**WHAT IS NEEDED:**
Below, locate the line that contains "Recreate this image". Repeat exactly from that line to the line that contains "(titre) at (683,64)", inclusive, leaving out the pictures.

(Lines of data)
———

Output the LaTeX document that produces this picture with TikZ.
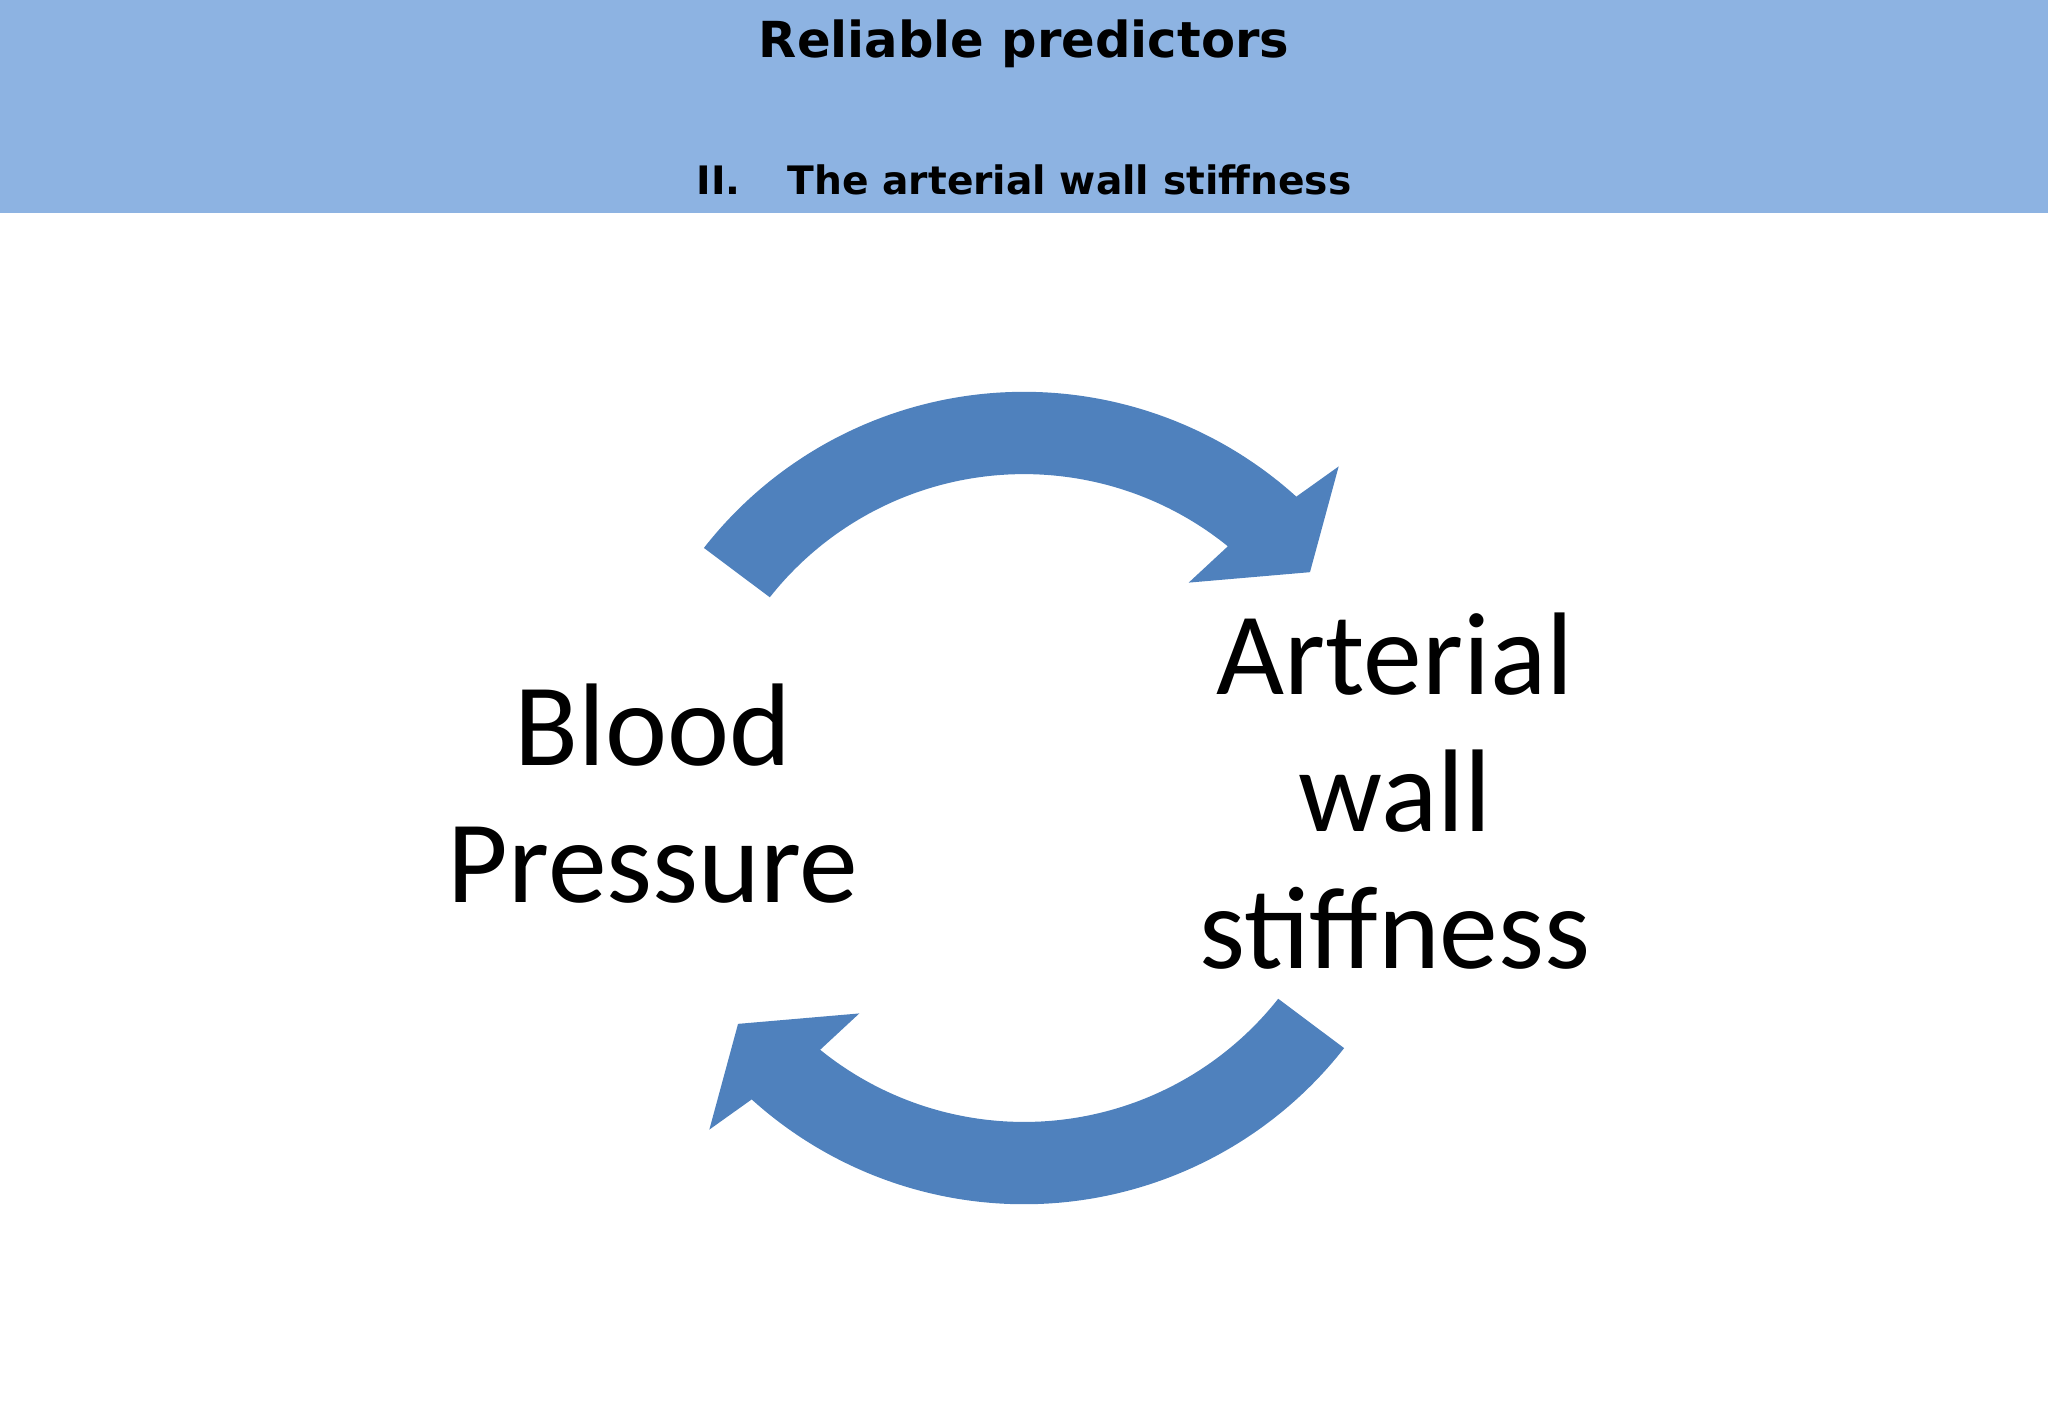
\documentclass[tikz,border=0pt]{standalone}
\usepackage{fontspec}
\setmainfont{Carlito}
\newfontfamily\hdr{DejaVu Sans}
\definecolor{band}{HTML}{8DB3E2}
\definecolor{arr}{HTML}{4F81BD}
\begin{document}
\begin{tikzpicture}[x=1pt,y=1pt,
  big/.style={align=center,font=\fontsize{90}{105}\selectfont},
  ring/.style={fill=arr,draw=none}]
\useasboundingbox (0,0) rectangle (1568,1085.6);
\fill[band] (0,922.6) rectangle (1568,1085.6);
\node[font=\hdr\bfseries\fontsize{38}{44}\selectfont] (t1) at (784,1052) {Reliable predictors};
\node[font=\hdr\bfseries\fontsize{30}{36}\selectfont] (t2) at (784,948) {II.\hspace{1.2em}The arterial wall stiffness};
\node[big] (bp) at (500,478) {Blood\\Pressure};
\node[big] (aw) at (1068,480) {Arterial\\wall\\stiffness};
\foreach \r in {0,180}{
\begin{scope}[shift={(784,474.6)},rotate=\r]
\path[ring] (142:311) arc (142:47.9:311) -- (46.5:350) -- (38.3:279) -- (52.6:207.6) -- (51:248) arc (51:141.7:248) -- cycle;
\end{scope}}
\end{tikzpicture}
\end{document}
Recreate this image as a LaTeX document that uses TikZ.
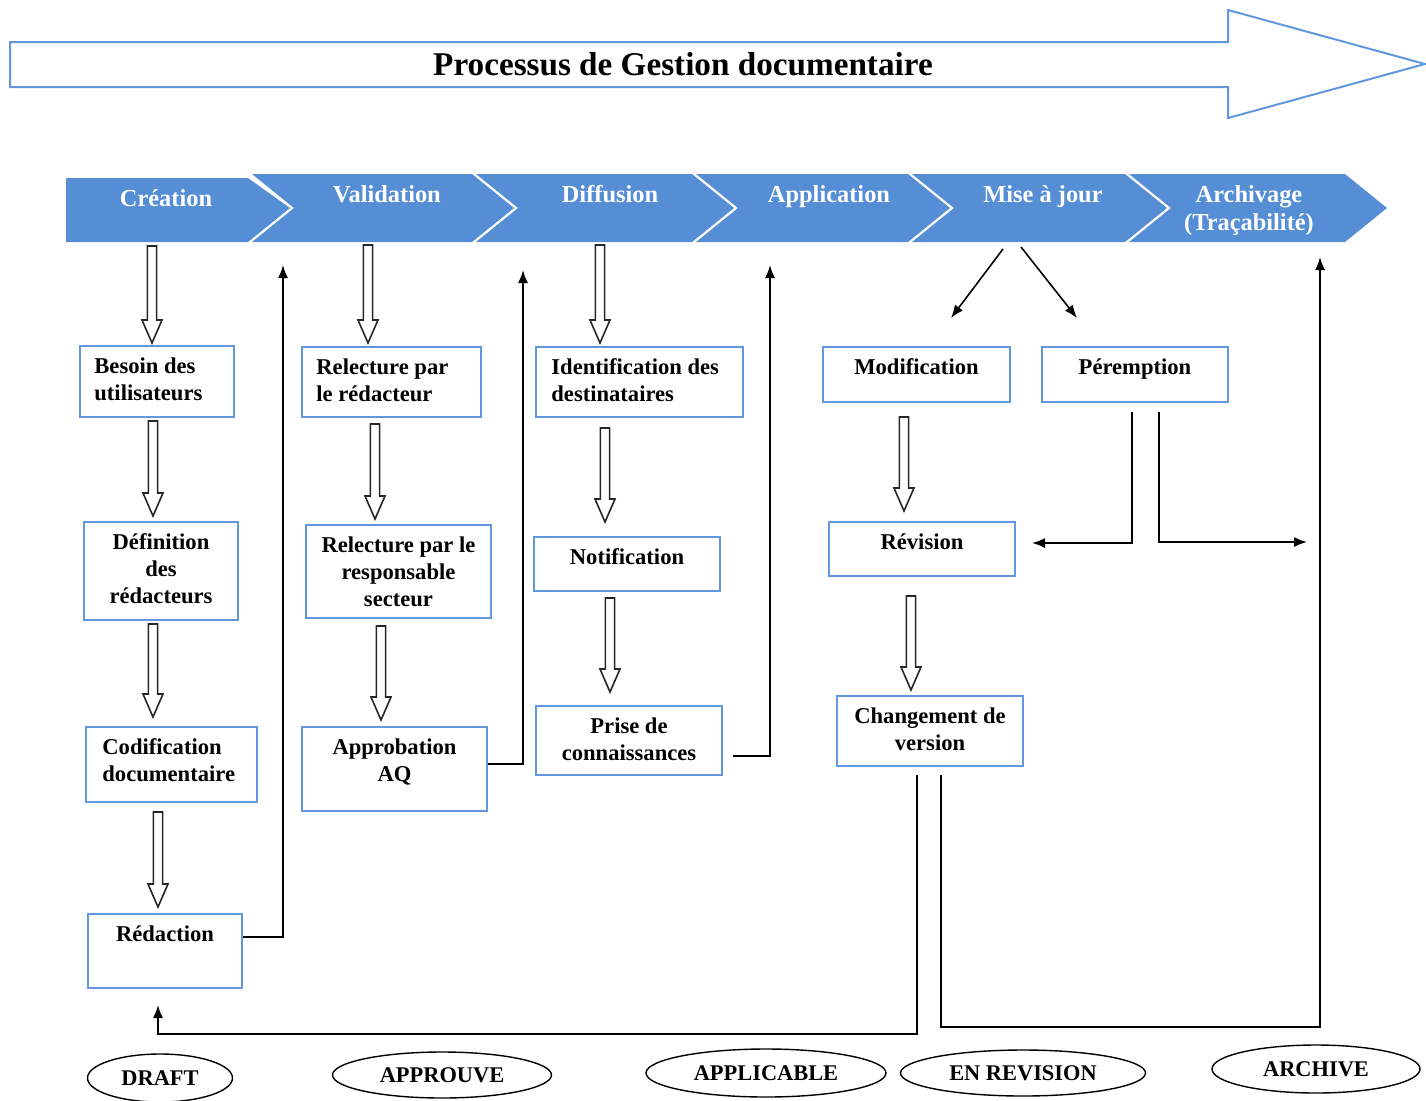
\documentclass[tikz,border=0pt]{standalone}
\usepackage{fontspec}
\setmainfont{Liberation Serif}
\usetikzlibrary{shapes}
\usetikzlibrary{arrows.meta}
\usetikzlibrary{calc}
\usetikzlibrary{positioning}

\definecolor{boxblue}{RGB}{98,150,222}
\definecolor{chevblue}{RGB}{85,142,213}

\newcommand{\blockarrow}[2]{%
  \draw[blockarr] let \p1=#1, \p2=#2 in
    (\x1-2.3pt,\y1) -- (\x1-2.3pt,\y2+11.5pt) -- (\x1-5pt,\y2+11.5pt) -- (\x1,\y2)
    -- (\x1+5pt,\y2+11.5pt) -- (\x1+2.3pt,\y2+11.5pt) -- (\x1+2.3pt,\y1) -- cycle;}

\begin{document}
\begin{tikzpicture}[x=0.5pt, y=-0.5pt,
  box/.style={draw=boxblue, line width=1pt, fill=white, anchor=north west, inner sep=0pt},
  lbl/.style={anchor=north, align=center, inner sep=0pt, yshift=-6pt,
    font=\fontsize{11.3}{13.5}\selectfont\bfseries},
  lbll/.style={lbl, anchor=north west, align=left},
  chev/.style={fill=chevblue},
  chevtxt/.style={text=white, align=center, font=\fontsize{12.2}{14}\selectfont\bfseries},
  conn/.style={line width=0.8pt, -{Latex[length=6.5pt,width=5pt]}},
  blockarr/.style={draw=black!85, line width=0.8pt, fill=white},
  etat/.style={draw, ellipse, line width=0.7pt, inner sep=0pt,
    font=\fontsize{11.2}{13}\selectfont\bfseries}]
  \useasboundingbox (0,0) rectangle (1426,1100);

  \draw[boxblue, line width=1pt] (10,42) -- (1228,42) -- (1228,10) -- (1425,64)
    -- (1228,118) -- (1228,87) -- (10,87) -- cycle;
  \node[font=\fontsize{16.6}{20}\selectfont\bfseries] (titre) at (683,64) {Processus de Gestion documentaire};

  \fill[chev] (66,178) -- (248,178) -- (290,208) -- (248,242) -- (66,242) -- cycle;
  \foreach \L/\R in {252/472, 476/692, 696/908, 912/1125, 1129/1345}
    \fill[chev] (\L,174) -- (\R,174) -- (\R+42,208) -- (\R,242) -- (\L,242) -- (\L+42,208) -- cycle;
  \node[chevtxt, anchor=base] (cre) at (166,206) {Création};
  \node[chevtxt, anchor=base] (val) at (387,202) {Validation};
  \node[chevtxt, anchor=base] (dif) at (610,202) {Diffusion};
  \node[chevtxt, anchor=base] (app) at (829,202) {Application};
  \node[chevtxt, anchor=base] (maj) at (1043,202) {Mise à jour};
  \node[chevtxt] (arc) at (1249,211) {Archivage\\(Traçabilité)};

  \node[box, minimum width=77pt, minimum height=35.5pt, label={[lbll, xshift=7.5pt]north west:{Besoin des\\utilisateurs}}] (besoin) at (79,345) {};
  \node[box, minimum width=77pt, minimum height=49pt, label={[lbl]north:{Définition\\des\\rédacteurs}}] (definit) at (83,521) {};
  \node[box, minimum width=85.5pt, minimum height=37.5pt, label={[lbll, xshift=8.5pt]north west:{Codification\\documentaire}}] (codif) at (85,726) {};
  \node[box, minimum width=77pt, minimum height=37pt, label={[lbl]north:{Rédaction}}] (redac) at (87,913) {};
  \node[box, minimum width=89.5pt, minimum height=35pt, label={[lbll, xshift=7.5pt]north west:{Relecture par\\le rédacteur}}] (relec1) at (301,346) {};
  \node[box, minimum width=92.5pt, minimum height=46.5pt, label={[lbl]north:{Relecture par le\\responsable\\secteur}}] (relec2) at (305,524) {};
  \node[box, minimum width=92.5pt, minimum height=42pt, label={[lbl]north:{Approbation\\AQ}}] (approb) at (301,726) {};
  \node[box, minimum width=103.5pt, minimum height=35pt, label={[lbll, xshift=8pt]north west:{Identification des\\destinataires}}] (ident) at (535,346) {};
  \node[box, minimum width=93pt, minimum height=27pt, label={[lbl]north:{Notification}}] (notif) at (533,536) {};
  \node[box, minimum width=93pt, minimum height=34.5pt, label={[lbl]north:{Prise de\\connaissances}}] (prise) at (535,705) {};
  \node[box, minimum width=93.5pt, minimum height=27.5pt, label={[lbl]north:{Modification}}] (modif) at (822,346) {};
  \node[box, minimum width=93pt, minimum height=27.5pt, label={[lbl]north:{Péremption}}] (perem) at (1041,346) {};
  \node[box, minimum width=93pt, minimum height=27pt, label={[lbl]north:{Révision}}] (revision) at (828,521) {};
  \node[box, minimum width=93pt, minimum height=35pt, label={[lbl]north:{Changement de\\version}}] (changement) at (836,695) {};

  \coordinate (cre-s) at (152,246);
  \coordinate (val-s) at (368,245);
  \coordinate (dif-s) at (600,245);
  \coordinate (val-up) at (283,265);
  \coordinate (dif-up) at (523,270);
  \coordinate (app-up) at (770,265);
  \coordinate (maj-l) at (1003,249);
  \coordinate (maj-r) at (1021,247);
  \coordinate (arc-up) at (1320,257);
  \coordinate (arc-in) at (1307,542);

  \blockarrow{(cre-s)}{($(besoin.north)+(0,-2)$)}
  \blockarrow{($(besoin.south)+(-4,3)$)}{($(definit.north)+(0,-5)$)}
  \blockarrow{($(definit.south)+(-8,3)$)}{($(codif.north)+(0,-9)$)}
  \blockarrow{($(codif.south)+(-13.5,9)$)}{($(redac.north)+(0,-6)$)}
  \blockarrow{(val-s)}{($(relec1.north)+(0,-3)$)}
  \blockarrow{($(relec1.south)+(-16.5,6)$)}{($(relec2.north)+(0,-5)$)}
  \blockarrow{($(relec2.south)+(-17.5,7)$)}{($(approb.north)+(0,-6)$)}
  \blockarrow{(dif-s)}{($(ident.north)+(0,-3)$)}
  \blockarrow{($(ident.south)+(-34.5,10)$)}{($(notif.north)+(0,-14)$)}
  \blockarrow{($(notif.south)+(-17,6)$)}{($(prise.north)+(0,-13)$)}
  \blockarrow{($(modif.south)+(-12.5,14)$)}{($(revision.north)+(0,-10)$)}
  \blockarrow{($(revision.south)+(-11,19)$)}{($(changement.north)+(0,-5)$)}

  \draw[conn] ($(redac.north east)+(0,24)$) -| (val-up);
  \draw[conn] ($(approb.north east)+(0,38)$) -| (dif-up);
  \draw[conn] ($(prise.east)+(10,15.5)$) -| (app-up);
  \draw[conn] (maj-l) -- ($(modif.north)+(34.5,-28)$);
  \draw[conn] (maj-r) -- ($(perem.north)+(-58,-28)$);
  \draw[conn] ($(perem.south)+(-3,9)$) |- ($(revision.east)+(16,-6)$);
  \draw[conn] ($(perem.south)+(24,9)$) |- (arc-in);
  \draw[conn] ($(changement.south)+(-13,8)$) |- ($(redac.south)+(-7,45)$) -- ($(redac.south)+(-7,16)$);
  \draw[conn] ($(changement.south)+(11,8)$) |- ($(arc-up)+(0,770)$) -- (arc-up);

  \node[etat, minimum width=72.5pt, minimum height=24pt] (draft) at (160,1078) {DRAFT};
  \node[etat, minimum width=109.5pt, minimum height=23pt] (approuve) at (442,1075) {APPROUVE};
  \node[etat, minimum width=120pt, minimum height=24pt] (applicable) at (766,1073) {APPLICABLE};
  \node[etat, minimum width=122.5pt, minimum height=23pt] (enrev) at (1023,1073) {EN REVISION};
  \node[etat, minimum width=104pt, minimum height=24pt] (archive) at (1316,1069) {ARCHIVE};
\end{tikzpicture}
\end{document}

———

**SOLUTION TO THIS PROBLEM:**
Recreate this image as a LaTeX document that uses TikZ.
\documentclass[tikz,border=0pt]{standalone}
\usepackage{fontspec}
\setmainfont{Liberation Serif}
\usetikzlibrary{shapes}
\usetikzlibrary{arrows.meta}
\usetikzlibrary{calc}
\usetikzlibrary{positioning}

\definecolor{boxblue}{RGB}{98,150,222}
\definecolor{chevblue}{RGB}{85,142,213}

\newcommand{\blockarrow}[2]{%
  \draw[blockarr] let \p1=#1, \p2=#2 in
    (\x1-2.3pt,\y1) -- (\x1-2.3pt,\y2+11.5pt) -- (\x1-5pt,\y2+11.5pt) -- (\x1,\y2)
    -- (\x1+5pt,\y2+11.5pt) -- (\x1+2.3pt,\y2+11.5pt) -- (\x1+2.3pt,\y1) -- cycle;}

\begin{document}
\begin{tikzpicture}[x=0.5pt, y=-0.5pt,
  box/.style={draw=boxblue, line width=1pt, fill=white, anchor=north west, inner sep=0pt},
  lbl/.style={anchor=north, align=center, inner sep=0pt, yshift=-6pt,
    font=\fontsize{11.3}{13.5}\selectfont\bfseries},
  lbll/.style={lbl, anchor=north west, align=left},
  chev/.style={fill=chevblue},
  chevtxt/.style={text=white, align=center, font=\fontsize{12.2}{14}\selectfont\bfseries},
  conn/.style={line width=0.8pt, -{Latex[length=6.5pt,width=5pt]}},
  blockarr/.style={draw=black!85, line width=0.8pt, fill=white},
  etat/.style={draw, ellipse, line width=0.7pt, inner sep=0pt,
    font=\fontsize{11.2}{13}\selectfont\bfseries}]
  \useasboundingbox (0,0) rectangle (1426,1100);

  \draw[boxblue, line width=1pt] (10,42) -- (1228,42) -- (1228,10) -- (1425,64)
    -- (1228,118) -- (1228,87) -- (10,87) -- cycle;
  \node[font=\fontsize{16.6}{20}\selectfont\bfseries] (titre) at (683,64) {Processus de Gestion documentaire};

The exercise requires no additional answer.